If the jury cannot reach a unanimous verdict, the judge declares a mistrial. The government can then choose to retry the case with a new jury or drop the charges. An acquittal is final. The government cannot appeal a not-guilty verdict, and you cannot be tried again for the same offense.

How an Indictment Can Be Dismissed or Changed

An indictment is not necessarily permanent. Charges can be dismissed in several ways. The government itself can ask the court to dismiss an indictment, though it needs the court’s approval to do so. A prosecutor might drop charges because a key witness becomes unavailable, new evidence undermines the case, or because resources are better spent elsewhere. The court can also dismiss an indictment on its own if the government causes unnecessary delay in bringing the case to trial.15Legal Information Institute. Federal Rules of Criminal Procedure Rule 48 – Dismissal

The defense can also move to dismiss on constitutional grounds, such as a violation of the Speedy Trial Act, prosecutorial misconduct before the grand jury, or a defective indictment that fails to state an offense.
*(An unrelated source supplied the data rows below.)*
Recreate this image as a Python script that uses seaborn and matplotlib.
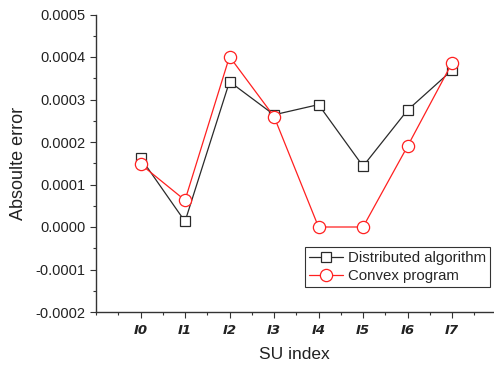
import numpy as np
import pandas as pd
import matplotlib
matplotlib.use("Agg")
import matplotlib.pyplot as plt
import seaborn as sns
from matplotlib.ticker import MultipleLocator

categories = ["I0", "I1", "I2", "I3", "I4", "I5", "I6", "I7"]
distributed = [0.000163, 0.000013, 0.000342, 0.000264, 0.000288, 0.000143, 0.000275, 0.000369]
convex = [0.000148, 0.000063, 0.000401, 0.000260, 0.0, 0.0, 0.000190, 0.000386]
yticks = [-0.0002, -0.0001, 0.0, 0.0001, 0.0002, 0.0003, 0.0004, 0.0005]
ytick_labels = ["-0.0002", "-0.0001", "0.0000", "0.0001", "0.0002", "0.0003", "0.0004", "0.0005"]

sns.set_theme(style="ticks")
plt.rcParams['font.family'] = ['Liberation Sans', 'DejaVu Sans']

idx = np.arange(len(categories))
df = pd.DataFrame({
    "x": np.concatenate([idx, idx]),
    "y": distributed + convex,
    "series": ["Distributed algorithm"] * len(idx) + ["Convex program"] * len(idx),
})

fig = plt.figure(figsize=(4.94, 3.66), dpi=100)
ax = fig.add_axes([96 / 494, 54 / 366, (493 - 96) / 494, (312 - 14.5) / 366])

sizes = [7.2, 8.8]
colors = ["#2a2a2a", "#ff2020"]

sns.lineplot(data=df, x="x", y="y", hue="series", style="series",
             palette={"Distributed algorithm": colors[0], "Convex program": colors[1]},
             markers={"Distributed algorithm": "s", "Convex program": "o"},
             dashes=False, ax=ax, linewidth=0.9, markersize=7,
             markerfacecolor="white", markeredgewidth=0.9)

for line, ec, ms in zip(ax.lines, colors, sizes):
    line.set_markeredgecolor(ec)
    line.set_markerfacecolor("white")
    line.set_markersize(ms)

ax.set_xlim(-1, 7.92)
ax.set_ylim(-0.0002, 0.0005)
ax.set_xticks(idx)
ax.set_xticklabels(categories, fontstyle="italic", fontweight="bold",
                   family=["Liberation Sans Narrow", "DejaVu Sans"], fontsize=9.5)
ax.xaxis.set_minor_locator(MultipleLocator(0.5))
ax.set_yticks(yticks)
ax.set_yticklabels(ytick_labels, fontsize=10.5)
ax.yaxis.set_minor_locator(MultipleLocator(0.00005))

ax.tick_params(axis="both", which="major", direction="out", length=4, width=0.8, colors="#333333")
ax.tick_params(axis="both", which="minor", direction="out", length=2, width=0.8, colors="#333333")
ax.tick_params(axis="x", which="major", pad=5)
ax.tick_params(axis="both", labelcolor="#222222")

for side in ["top", "right"]:
    ax.spines[side].set_visible(False)
for side in ["left", "bottom"]:
    ax.spines[side].set_color("#333333")
    ax.spines[side].set_linewidth(1.0)

ax.set_xlabel("SU index", fontsize=12.5, color="#222222", labelpad=7)
ax.set_ylabel("Absoulte error", fontsize=13, color="#222222", labelpad=6)

handles, labels = ax.get_legend_handles_labels()
for h, ec, ms in zip(handles, colors, sizes):
    h.set_markerfacecolor("white")
    h.set_markeredgecolor(ec)
    h.set_markersize(ms)
leg = ax.legend(handles, labels, loc="lower right", bbox_to_anchor=(0.992, 0.084),
                fontsize=10.8, frameon=True, fancybox=False, edgecolor="black",
                borderpad=0.25, handlelength=2.3, labelspacing=0.3, handletextpad=0.3,
                borderaxespad=0)
leg.get_frame().set_linewidth(0.8)

fig.savefig("out.png", dpi=100)
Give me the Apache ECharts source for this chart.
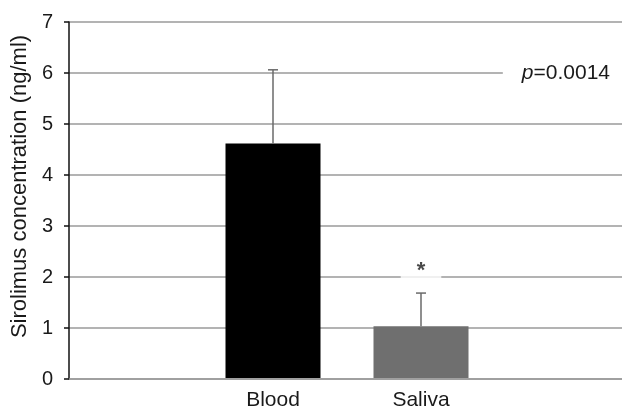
<!DOCTYPE html>
<html><head><meta charset="utf-8">
<script src="https://cdn.jsdelivr.net/npm/echarts@6/dist/echarts.min.js"></script>
<style>html,body{margin:0;padding:0;background:#fff}#c{width:622px;height:411px}</style>
</head><body><div id="c"></div>
<script>
var categories = ['Blood', 'Saliva'];
var means = [4.61, 1.02];
var upperErrors = [6.06, 1.67];
var barColors = ['#000000', '#6f6f6f'];
var yTicks = [0, 1, 2, 3, 4, 5, 6, 7];
var yTitle = 'Sirolimus concentration (ng/ml)';
var significance = ['', '*'];
var significanceLevel = 2.1;
var pText = 'p=0.0014';

var FONT = '"Liberation Sans", Arial, sans-serif';
var TXT = '#1a1a1a';
var chart = echarts.init(document.getElementById('c'), null, {renderer: 'canvas'});

var option = {
  animation: false,
  backgroundColor: '#ffffff',
  grid: [
    {left: 69, right: 0, top: 22, bottom: 32},
    {left: 199, width: 296, top: 22, bottom: 32}
  ],
  xAxis: [
    {gridIndex: 0, type: 'value', min: 0, max: 1, show: true,
     axisLine: {show: true, lineStyle: {color: '#9a9a9a', width: 1.5}},
     axisTick: {show: false}, axisLabel: {show: false}, splitLine: {show: false}},
    {gridIndex: 1, type: 'category', data: categories,
     axisLine: {show: false}, axisTick: {show: false},
     axisLabel: {color: TXT, fontFamily: FONT, fontSize: 21, margin: 12}}
  ],
  yAxis: [
    {gridIndex: 0, type: 'value', min: yTicks[0], max: yTicks[yTicks.length - 1], interval: 1,
     name: yTitle, nameLocation: 'middle', nameGap: 37,
     nameTextStyle: {color: TXT, fontFamily: FONT, fontSize: 22, padding: [0, 0, 0, 28]},
     axisLine: {show: true, onZero: false, lineStyle: {color: '#111', width: 1.5}},
     axisTick: {show: true, length: 5, lineStyle: {color: '#111', width: 1.5}},
     axisLabel: {color: TXT, fontFamily: FONT, fontSize: 20, margin: 16},
     splitLine: {show: true, lineStyle: {color: '#9a9a9a', width: 1.5}}},
    {gridIndex: 1, type: 'value', min: yTicks[0], max: yTicks[yTicks.length - 1], show: false}
  ],
  series: [
    {type: 'bar', xAxisIndex: 1, yAxisIndex: 1, barWidth: 95, z: 3,
     data: means.map(function (v, i) { return {value: v, itemStyle: {color: barColors[i]}}; })},
    {type: 'custom', xAxisIndex: 1, yAxisIndex: 1, z: 4,
     data: categories.map(function (c, i) { return [i, means[i], upperErrors[i]]; }),
     renderItem: function (params, api) {
       var lo = api.coord([api.value(0), api.value(1)]);
       var hi = api.coord([api.value(0), api.value(2)]);
       var cap = 5;
       var st = {stroke: '#6a6a6a', lineWidth: 1.5};
       return {type: 'group', children: [
         {type: 'line', shape: {x1: lo[0], y1: lo[1], x2: hi[0], y2: hi[1]}, style: st},
         {type: 'line', shape: {x1: hi[0] - cap, y1: hi[1], x2: hi[0] + cap, y2: hi[1]}, style: st}
       ]};
     }},
    {type: 'scatter', xAxisIndex: 1, yAxisIndex: 1, symbolSize: 0, z: 5,
     data: categories.map(function (c, i) { return significance[i] ? {value: [i, significanceLevel], name: significance[i]} : null; }).filter(Boolean),
     label: {show: true, position: 'inside', formatter: function (p) { return p.name; },
       color: TXT, fontFamily: FONT, fontSize: 22, fontWeight: 'bold', backgroundColor: '#ffffff',
       padding: [4, 16, 0, 16], lineHeight: 14}}
  ],
  graphic: [
    {type: 'text', right: 0, top: 61, z: 10,
     style: {text: '{i|p}{n|' + pText.slice(1) + '}',
       rich: {i: {fontStyle: 'italic', fontFamily: FONT, fontSize: 21, fill: TXT},
              n: {fontFamily: FONT, fontSize: 21, fill: TXT}},
       backgroundColor: '#ffffff', padding: [2, 12, 2, 19]}}
  ]
};
chart.setOption(option);
</script>
</body></html>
These motions succeed less often than defendants hope, but they are an important check on government overreach.

Superseding Indictments

Even after an indictment is issued, the government can go back to the grand jury and obtain a superseding indictment. A superseding indictment replaces the original and can add new charges, drop existing ones, add new defendants, or change the factual allegations. This happens frequently in complex cases where the investigation continues after the initial charges are filed. When a superseding indictment is returned, the original indictment is effectively dead, and the case moves forward on the new charges. You will be re-arraigned on the superseding indictment and enter a new plea.

Superseding indictments sometimes reflect genuine new evidence, but they are also a tool prosecutors use for leverage during plea negotiations. Adding charges through a superseding indictment can increase the pressure on a defendant to accept a deal rather than face a trial with a more serious set of charges.